Consideration of the 1997 Stipulation
Neilson contended that a stipulation from 1997 altered the accrual date for her claims. However, the court clarified that the stipulation obligated Mrs. Benedict to provide financial information and periodic reports during the winding-up period of the partnership. The court determined that while partners may agree to modify the accounting date, the 1997 stipulation did not change the accrual date for the breach of fiduciary duty or accounting claims. As such, the stipulation did not provide a valid basis for extending the time period in which Neilson could bring her claims against Mrs.

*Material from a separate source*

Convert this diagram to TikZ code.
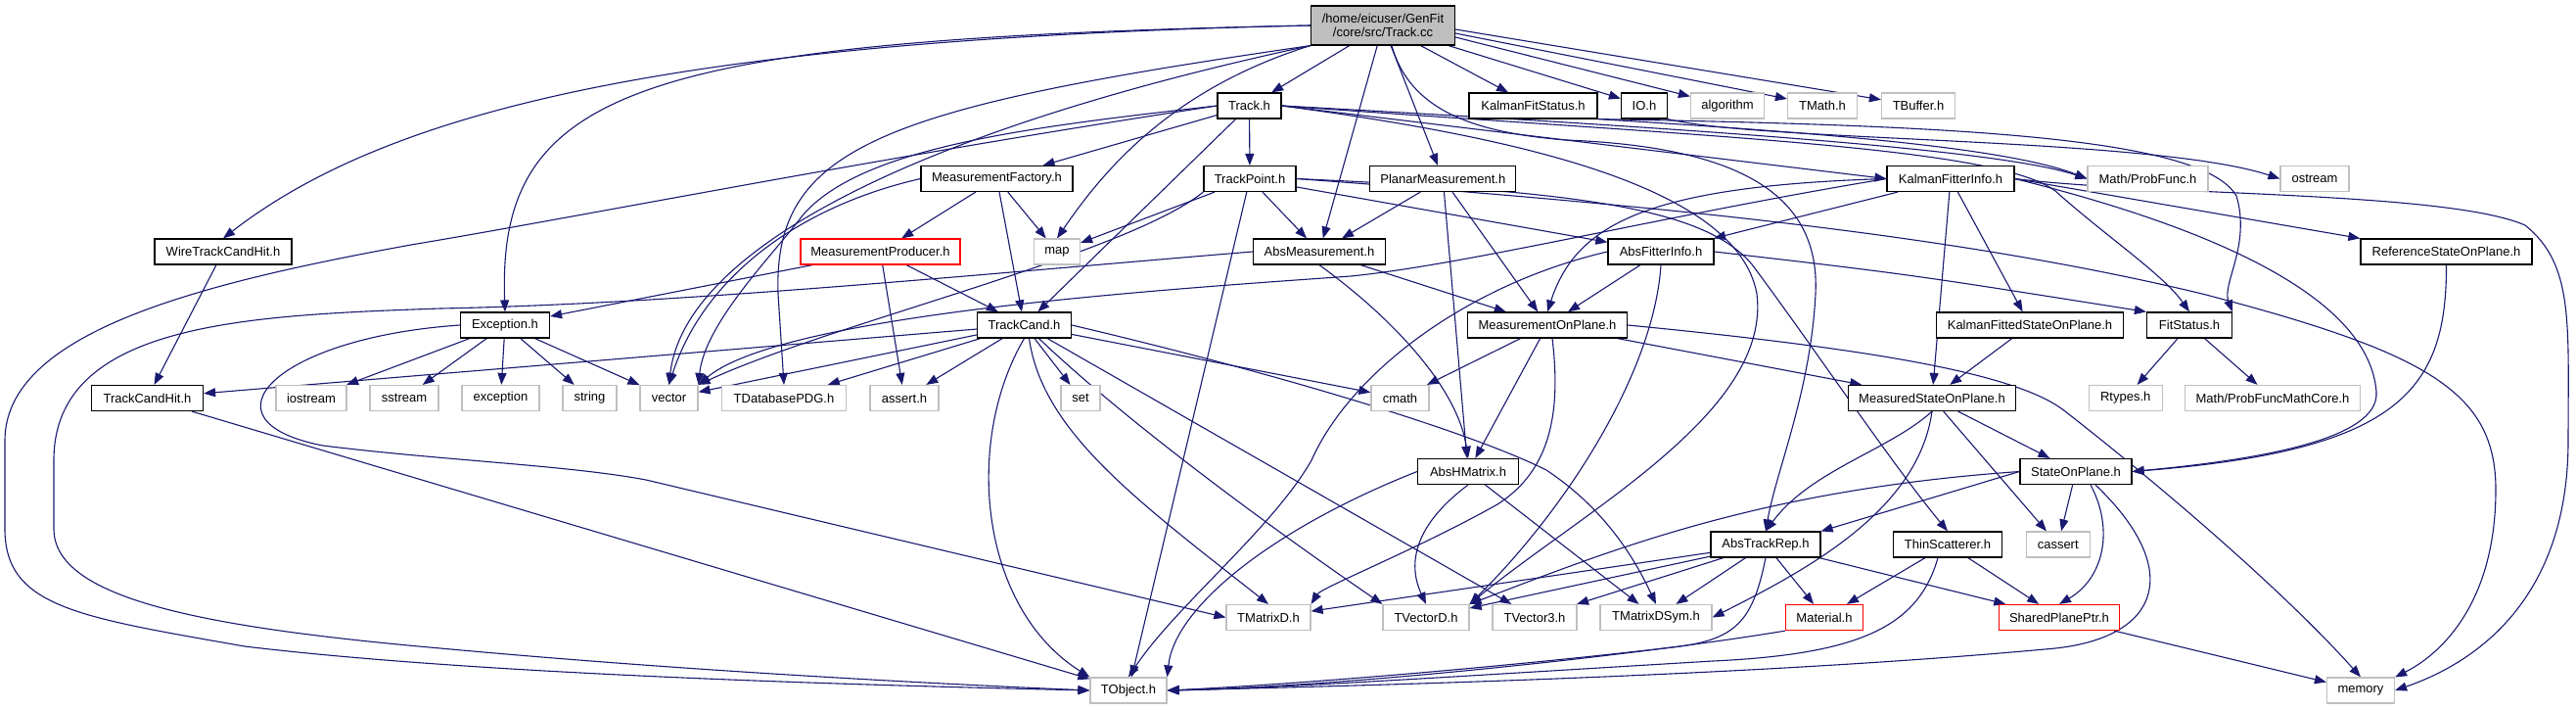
\documentclass[tikz,border=0pt]{standalone}
\usepackage{fontspec}
\setmainfont{Liberation Sans}
\usetikzlibrary{arrows.meta}
\definecolor{edgec}{HTML}{191970}
\definecolor{sysgray}{HTML}{BFBFBF}
\definecolor{rootfill}{HTML}{BFBFBF}
\pgfdeclarelayer{bg}
\pgfdeclarelayer{paper}
\pgfsetlayers{paper,bg,main}
\begin{document}
\begin{tikzpicture}[x=1pt,y=-1pt,
  every node/.style={font=\fontsize{13}{14}\selectfont, inner sep=0pt, minimum height=26pt},
  hdr/.style={draw=black, line width=1.2pt, fill=white},
  sys/.style={draw=sysgray, line width=1.2pt, fill=white},
  trunc/.style={draw=red, line width=1.2pt, fill=white},
  root/.style={draw=black, line width=1.2pt, fill=rootfill, minimum height=40pt, align=center},
  conn/.style={draw=edgec, line width=1.1pt, -{Triangle[length=12pt,width=9pt]}},
]
\begin{pgfonlayer}{paper}
\fill[white] (0,0) rectangle (2632,724);
\end{pgfonlayer}
\useasboundingbox (0,0) rectangle (2632,724);

% nodes
\node[root, minimum width=147pt] (cc) at (1413,26) {/home/eicuser/GenFit\\/core/src/Track.cc};
\node[hdr, minimum width=65pt] (trackh) at (1276.5,108) {Track.h};
\node[hdr, minimum width=131pt] (kfs) at (1566.5,108) {KalmanFitStatus.h};
\node[hdr, minimum width=47pt] (io) at (1680,108) {IO.h};
\node[sys, minimum width=75pt] (algorithm) at (1765,108) {algorithm};
\node[sys, minimum width=71pt] (tmath) at (1862,108) {TMath.h};
\node[sys, minimum width=75pt] (tbuffer) at (1960,108) {TBuffer.h};
\node[hdr, minimum width=155pt] (mfact) at (1018.5,182.5) {MeasurementFactory.h};
\node[hdr, minimum width=94pt] (tpoint) at (1277,182.5) {TrackPoint.h};
\node[hdr, minimum width=149pt] (planar) at (1474.3,182.5) {PlanarMeasurement.h};
\node[hdr, minimum width=130pt] (kfi) at (1993,182.5) {KalmanFitterInfo.h};
\node[sys, minimum width=123pt] (probfunc) at (2194.5,182.5) {Math/ProbFunc.h};
\node[sys, minimum width=70pt] (ostream) at (2365,182.5) {ostream};
\node[hdr, minimum width=140pt] (wtch) at (228,257) {WireTrackCandHit.h};
\node[trunc, minimum width=163pt] (mprod) at (899.5,257) {MeasurementProducer.h};
\node[sys, minimum width=47pt] (map) at (1080,257) {map};
\node[hdr, minimum width=135pt] (absmeas) at (1348,257) {AbsMeasurement.h};
\node[hdr, minimum width=108pt] (absfi) at (1697,257) {AbsFitterInfo.h};
\node[hdr, minimum width=175pt] (refsop) at (2499.5,257) {ReferenceStateOnPlane.h};
\node[hdr, minimum width=91pt] (exc) at (516,332) {Exception.h};
\node[hdr, minimum width=96pt] (tcand) at (1046.5,332) {TrackCand.h};
\node[hdr, minimum width=163pt] (mop) at (1581,332) {MeasurementOnPlane.h};
\node[hdr, minimum width=191pt] (kfsop) at (2074,332) {KalmanFittedStateOnPlane.h};
\node[hdr, minimum width=87pt] (fitstatus) at (2237,332) {FitStatus.h};
\node[hdr, minimum width=114pt] (tch) at (150.5,406.5) {TrackCandHit.h};
\node[sys, minimum width=72pt] (iostream) at (318,406.5) {iostream};
\node[sys, minimum width=70pt] (sstream) at (413,406.5) {sstream};
\node[sys, minimum width=79pt] (exception) at (511.5,406.5) {exception};
\node[sys, minimum width=55pt] (string) at (602.5,406.5) {string};
\node[sys, minimum width=59pt] (vector) at (683.5,406.5) {vector};
\node[sys, minimum width=127pt] (tdbpdg) at (801,406.5) {TDatabasePDG.h};
\node[sys, minimum width=70pt] (asserth) at (924,406.5) {assert.h};
\node[sys, minimum width=40pt] (set) at (1104,406.5) {set};
\node[sys, minimum width=59pt] (cmath) at (1430.5,406.5) {cmath};
\node[hdr, minimum width=171pt] (msop) at (1974,406.5) {MeasuredStateOnPlane.h};
\node[sys, minimum width=75pt] (rtypes) at (2171.7,406.5) {Rtypes.h};
\node[sys, minimum width=179pt] (probfuncmc) at (2322,406.5) {Math/ProbFuncMathCore.h};
\node[hdr, minimum width=103pt] (abshm) at (1500,481.5) {AbsHMatrix.h};
\node[hdr, minimum width=114pt] (sop) at (2121,481.5) {StateOnPlane.h};
\node[hdr, minimum width=112pt] (atr) at (1804,556) {AbsTrackRep.h};
\node[hdr, minimum width=111pt] (thin) at (1990,556) {ThinScatterer.h};
\node[sys, minimum width=65pt] (cassert) at (2102.7,556) {cassert};
\node[sys, minimum width=86pt] (tmatrixd) at (1296,630.5) {TMatrixD.h};
\node[sys, minimum width=88pt] (tvectord) at (1457,630.5) {TVectorD.h};
\node[sys, minimum width=86pt] (tvector3) at (1568,630.5) {TVector3.h};
\node[sys, minimum width=114pt] (tmds) at (1692,630.5) {TMatrixDSym.h};
\node[trunc, minimum width=79pt] (material) at (1864,630.5) {Material.h};
\node[trunc, minimum width=123pt] (spp) at (2104,630.5) {SharedPlanePtr.h};
\node[sys, minimum width=78pt] (tobject) at (1153,705) {TObject.h};
\node[sys, minimum width=69pt] (memory) at (2412,705) {memory};

\begin{pgfonlayer}{bg}
% Track.cc
\draw[conn] (cc) -- (trackh);
\draw[conn] (cc) -- (absmeas);
\draw[conn] (cc) -- (planar);
\draw[conn] (cc) -- (kfs);
\draw[conn] (cc) -- (io);
\draw[conn] ([yshift=-12pt]cc.east) -- (algorithm);
\draw[conn] ([yshift=-8pt]cc.east) -- (tmath);
\draw[conn] ([yshift=-4pt]cc.east) -- (tbuffer);
\draw[conn] (cc.west) .. controls (700,40) and (400,110) .. (wtch.north);
\draw[conn] (cc.west) .. controls (650,40) and (508,90) .. (exc.north);
\draw[conn] (cc.south west) .. controls (950,130) and (700,250) .. (vector.north);
\draw[conn] (cc.south west) .. controls (900,110) and (790,150) .. (795,300) -- (tdbpdg.north);
\draw[conn] (cc.south west) .. controls (1200,90) and (1130,170) .. (map.north);
\draw[conn] ([xshift=9pt]cc.south) .. controls (1440,110) and (1500,135) .. (1600,143)
   .. controls (1780,150) and (1860,200) .. (1855,300) .. controls (1850,400) and (1815,480) .. (atr.north);
% Track.h
\draw[conn] (trackh) -- (mfact);
\draw[conn] (trackh) -- (tpoint);
\draw[conn] (trackh) -- (tcand);
\draw[conn] (trackh.east) -- (kfi.west);
\draw[conn] (trackh.east) .. controls (1800,135) and (2050,155) .. (probfunc.west);
\draw[conn] (trackh.east) .. controls (1750,140) and (2040,150) .. (2100,195) .. controls (2150,240) and (2210,280) .. (fitstatus.north);
\draw[conn] (trackh.east) .. controls (1550,140) and (1775,190) .. (1795,300) .. controls (1810,420) and (1620,520) .. (tvectord.north east);
\draw[conn] (trackh.west) .. controls (1050,130) and (880,150) .. (820,220) .. controls (790,260) and (720,330) .. (vector.north east);
\draw[conn] (trackh.west) .. controls (900,160) and (600,220) .. (420,250) .. controls (200,290) and (5,340) .. (5,450)
   -- (5,540) .. controls (5,620) and (80,630) .. (250,660) .. controls (500,690) and (900,700) .. (tobject.west);
% KalmanFitStatus, IO
\draw[conn] (kfs.south east) .. controls (1850,135) and (2050,150) .. (probfunc.west);
\draw[conn] (kfs.south east) .. controls (2000,128) and (2250,140) .. (2285,200) .. controls (2300,250) and (2270,290) .. (fitstatus.north east);
\draw[conn] (io.south east) .. controls (1800,145) and (2200,140) .. (ostream.west);
% WireTrackCandHit, TrackCandHit
\draw[conn] (wtch) -- (tch);
\draw[conn] (tch) -- (tobject);
% MeasurementFactory
\draw[conn] (mfact) -- (mprod);
\draw[conn] (mfact) -- (tcand);
\draw[conn] (mfact) -- (map);
\draw[conn] (mfact.west) .. controls (820,210) and (720,280) .. (vector.north);
% TrackPoint
\draw[conn] (tpoint) -- (map);
\draw[conn] (tpoint) -- (absmeas);
\draw[conn] (tpoint) -- (absfi);
\draw[conn] (tpoint) -- (tobject);
\draw[conn] (tpoint.south west) .. controls (1150,260) and (850,330) .. (vector.north east);
\draw[conn] (tpoint.east) .. controls (1600,195) and (1740,210) .. (1790,270) .. controls (1850,350) and (1930,470) .. (thin.north);
\draw[conn] (tpoint.east) .. controls (1700,210) and (2000,240) .. (2250,300) .. controls (2480,360) and (2550,400) .. (2550,500)
   .. controls (2550,620) and (2490,670) .. (memory.north east);
% PlanarMeasurement
\draw[conn] (planar) -- (absmeas);
\draw[conn] (planar) -- (abshm);
\draw[conn] (planar) -- (mop);
% KalmanFitterInfo
\draw[conn] (kfi) -- (absfi);
\draw[conn] (kfi) -- (kfsop);
\draw[conn] (kfi) -- (msop);
\draw[conn] (kfi.east) -- (refsop.north west);
\draw[conn] (kfi.west) .. controls (1680,190) and (1610,230) .. (mop.north);
\draw[conn] (kfi.west) .. controls (1700,220) and (1500,270) .. (1380,282) .. controls (1200,295) and (800,320) .. (vector.north east);
\draw[conn] (kfi.east) .. controls (2250,230) and (2420,300) .. (2428,400) .. controls (2432,450) and (2300,470) .. (sop.east);
\draw[conn] (kfi.east) .. controls (2200,200) and (2500,195) .. (2580,230) .. controls (2630,270) and (2624,330) .. (2624,450)
   .. controls (2624,620) and (2520,680) .. (memory.east);
% MeasurementProducer
\draw[conn] (mprod) -- (exc);
\draw[conn] (mprod) -- (tcand);
\draw[conn] (mprod) -- (asserth);
% AbsMeasurement
\draw[conn] (absmeas) -- (mop);
\draw[conn] (absmeas.south) .. controls (1430,330) and (1490,400) .. (abshm.north);
\draw[conn] (absmeas.west) .. controls (1000,280) and (700,310) .. (450,315) .. controls (250,322) and (55,330) .. (55,470)
   -- (55,540) .. controls (55,610) and (200,640) .. (450,662) .. controls (700,685) and (950,698) .. (tobject.west);
% AbsFitterInfo
\draw[conn] (absfi) -- (mop);
\draw[conn] (absfi.east) .. controls (1950,280) .. (fitstatus.north west);
\draw[conn] (absfi.west) .. controls (1500,290) and (1380,380) .. (1340,470) .. controls (1300,540) and (1200,620) .. (tobject.north);
\draw[conn] (absfi.south) .. controls (1690,380) and (1600,520) .. (tvectord.north east);
% ReferenceStateOnPlane
\draw[conn] (refsop.south) .. controls (2500,400) and (2450,460) .. (sop.east);
% Exception
\draw[conn] (exc) -- (iostream);
\draw[conn] (exc) -- (sstream);
\draw[conn] (exc) -- (exception);
\draw[conn] (exc) -- (string);
\draw[conn] (exc) -- (vector);
\draw[conn] (exc.west) .. controls (280,345) and (200,430) .. (330,455) .. controls (450,470) and (580,475) .. (660,490) -- (tmatrixd.west);
% TrackCand
\draw[conn] (tcand) -- (tch);
\draw[conn] (tcand) -- (vector);
\draw[conn] (tcand) -- (tdbpdg);
\draw[conn] (tcand) -- (asserth);
\draw[conn] (tcand) -- (set);
\draw[conn] (tcand) -- (cmath);
\draw[conn] (tcand) -- (tvector3);
\draw[conn] (tcand.south) .. controls (985,450) and (1000,620) .. (tobject.north west);
\draw[conn] ([xshift=5pt]tcand.south) .. controls (1065,440) and (1160,510) .. (tmatrixd.north);
\draw[conn] ([xshift=15pt]tcand.south) .. controls (1150,430) and (1300,540) .. (tvectord.north west);
\draw[conn] (tcand.east) .. controls (1300,380) and (1500,440) .. (1580,480) .. controls (1640,520) and (1670,570) .. (tmds.north);
% MeasurementOnPlane
\draw[conn] (mop) -- (cmath);
\draw[conn] (mop) -- (abshm);
\draw[conn] (mop) -- (msop);
\draw[conn] ([xshift=5pt]mop.south) .. controls (1595,420) and (1585,480) .. (1530,515) .. controls (1450,560) and (1350,600) .. (tmatrixd.north east);
\draw[conn] (mop.east) .. controls (1900,355) and (2060,380) .. (2110,420) .. controls (2200,490) and (2330,600) .. (memory.north);
% KalmanFittedStateOnPlane, FitStatus
\draw[conn] (kfsop) -- (msop);
\draw[conn] (fitstatus) -- (rtypes);
\draw[conn] (fitstatus) -- (probfuncmc);
% MeasuredStateOnPlane
\draw[conn] (msop) -- (sop);
\draw[conn] (msop) -- (cassert);
\draw[conn] (msop.south) .. controls (1930,460) and (1850,480) .. (atr.north);
\draw[conn] (msop.south) .. controls (1960,520) and (1850,580) .. (tmds.east);
% AbsHMatrix
\draw[conn] (abshm) -- (tmds);
\draw[conn] (abshm.south) .. controls (1440,540) and (1440,580) .. (tvectord.north);
\draw[conn] (abshm.west) .. controls (1300,540) and (1200,620) .. (tobject.north east);
% StateOnPlane
\draw[conn] (sop) -- (cassert);
\draw[conn] (sop.west) -- (atr.north east);
\draw[conn] (sop.west) .. controls (1800,500) and (1650,560) .. (tvectord.north east);
\draw[conn] ([xshift=15pt]sop.south) .. controls (2160,540) and (2150,590) .. (spp.north);
\draw[conn] ([xshift=20pt]sop.south) .. controls (2230,580) and (2210,650) .. (2100,662) .. controls (1800,690) and (1400,700) .. (tobject.east);
% AbsTrackRep
\draw[conn] (atr) -- (tmatrixd);
\draw[conn] (atr) -- (tvectord);
\draw[conn] (atr) -- (tvector3);
\draw[conn] (atr) -- (tmds);
\draw[conn] (atr) -- (material);
\draw[conn] (atr) -- (spp);
\draw[conn] (atr.south) .. controls (1790,640) and (1770,655) .. (1700,662) .. controls (1500,685) and (1300,700) .. (tobject.east);
% ThinScatterer, Material, SharedPlanePtr
\draw[conn] (thin) -- (material);
\draw[conn] (thin) -- (spp);
\draw[conn] ([xshift=-10pt]thin.south) .. controls (1960,640) and (1900,668) .. (1750,675) .. controls (1500,690) and (1300,703) .. (tobject.east);
\draw[conn] (material.south west) .. controls (1700,665) and (1400,700) .. (tobject.east);
\draw[conn] (spp) -- (memory);
\end{pgfonlayer}
\end{tikzpicture}
\end{document}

Benedict. The court concluded that Neilson failed to provide sufficient evidentiary facts to counter Mrs. Benedict's prima facie showing of the statute of limitations defense, reinforcing the dismissal of the third and fourth causes of action.
Analysis of the Breach of Contract Claim
The court differentiated the fifth cause of action, which alleged breach of contract, from the earlier claims. It established that a breach of contract claim accrues at the time of the breach itself, and the relevant six-year statute of limitations begins to run from that point. In this case, Neilson alleged that Mrs. Benedict had failed to provide financial information regarding business transactions that occurred between 2000 and 2005, all within the limitations period. Since these alleged breaches occurred after the partnership's dissolution and were within the six-year timeframe, the court found that this claim was not time-barred. Thus, the court concluded that Neilson's fifth cause of action remained viable, highlighting the importance of timing in claims of this nature.
Final Ruling and Modification of the Lower Court's Order
Ultimately, the Appellate Division modified the lower court's order to reflect the rulings on the individual causes of action. While the lower court had dismissed Neilson's entire complaint with prejudice, the Appellate Division clarified that only the third and fourth causes of action were time-barred and thus properly dismissed. The fifth cause of action alleging breach of contract was allowed to proceed, as it was timely filed. The court's modification underscored the necessity of applying the statute of limitations accurately to each specific claim, rather than dismissing the entire action based on the timeliness of some claims. This decision illustrated the court's commitment to ensuring that legitimate claims could continue to be heard, even when others were barred by statute.